184

Telex, Warwick Smith To Hay

Canberra, 20 May 1968

4384. Personal

1. Assume you have been giving some thought to action which more active or politically minded Members of the House might institute when the House meets. Glad if you would let the Department have any comments on this generally as soon as possible. Hope we can discuss with Minister on 3rd June.

2. One specific matter might be a move to reconstitute immediately the Select Committee on the Constitution. In the event it does not seem practicable for the Official Members to oppose the setting up of such a committee straight out but there seems to be good arguments for delay such as—

(1) There should be some opportunity for Members of the House and for people at large to see the new system in operation for a time before changes are proposed in it

(2) The new Members of the House need to have at least some experience of the operation of the House itself

(3) It may be that the immediate requirement is a review of standing orders

3. Assuming no immediate action, and it would be difficult to envisage the Select Committee making another comprehensive tour of the Territory so soon before the new system has had a reasonable period of operation, and looking further ahead the first steps might be to look at some aspects of the legislature e.g.

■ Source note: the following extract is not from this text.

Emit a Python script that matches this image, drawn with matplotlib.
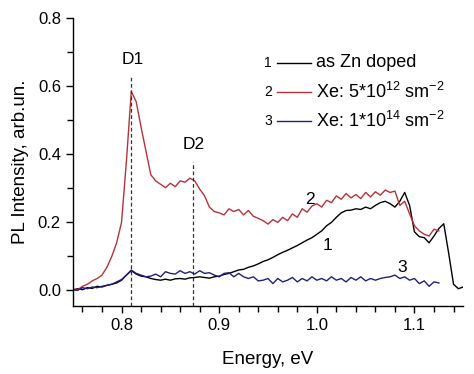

(a) The size of the electorates (there is really a great discrepancy according to the debate in the House of Representatives)1

(b) Whether first-past-the-post optional preferences or compulsory preference is the best system of voting for the Territory circumstances

Perhaps we ought also to consider whether we would like to see examined—without necessarily raising it ourselves—the desirability of an upper house small in size (and therefore cost) with delaying powers only and with no power to initiate or block financial legislation. Part of the purpose of such a house would be to reflect the traditional disposition of the people of the Territory to settle their problems by consensus rather than by vote also to provide a check on the volatile and at times erratic House of Assembly. By small I mean a House consisting of 25 or 30 Members including 2 or 3 Official Members. With regard to composition there is an argument in favour of indirect election such as by a conference of representatives of Local Government Councils though one suggestion in this context would be that the upper house might include the present regional representation.

[NAA: A452, 19681932]

1 During debate on the Papua and New Guinea Bill 1968, Beazley argued that Australia must ‘move towards equal electorates’ in PNG. He was supported by F.E. Stewart (Labor Member for Lang), who listed discrepancies in numbers of voters in electorates, both regional (Bougainville, 21,844; Western Highlands, 110,878; Madang, 45,570) and open (Moresby, 4,451; South Bougainville, 11,864 and Rabaul, 7,633). Barnes replied, inter alia, that the current system was a product of a special recommendation of the Select Committee. ‘We did not fix the numbers’, he said, ‘the people selected this scheme’—and any subsequent Select Committee had the right to make ‘other suggestions’ ( Commonwealth parliamentary debates (Reps), vol. 59, 9 May 1968, pp. 1313, 1325, 1340.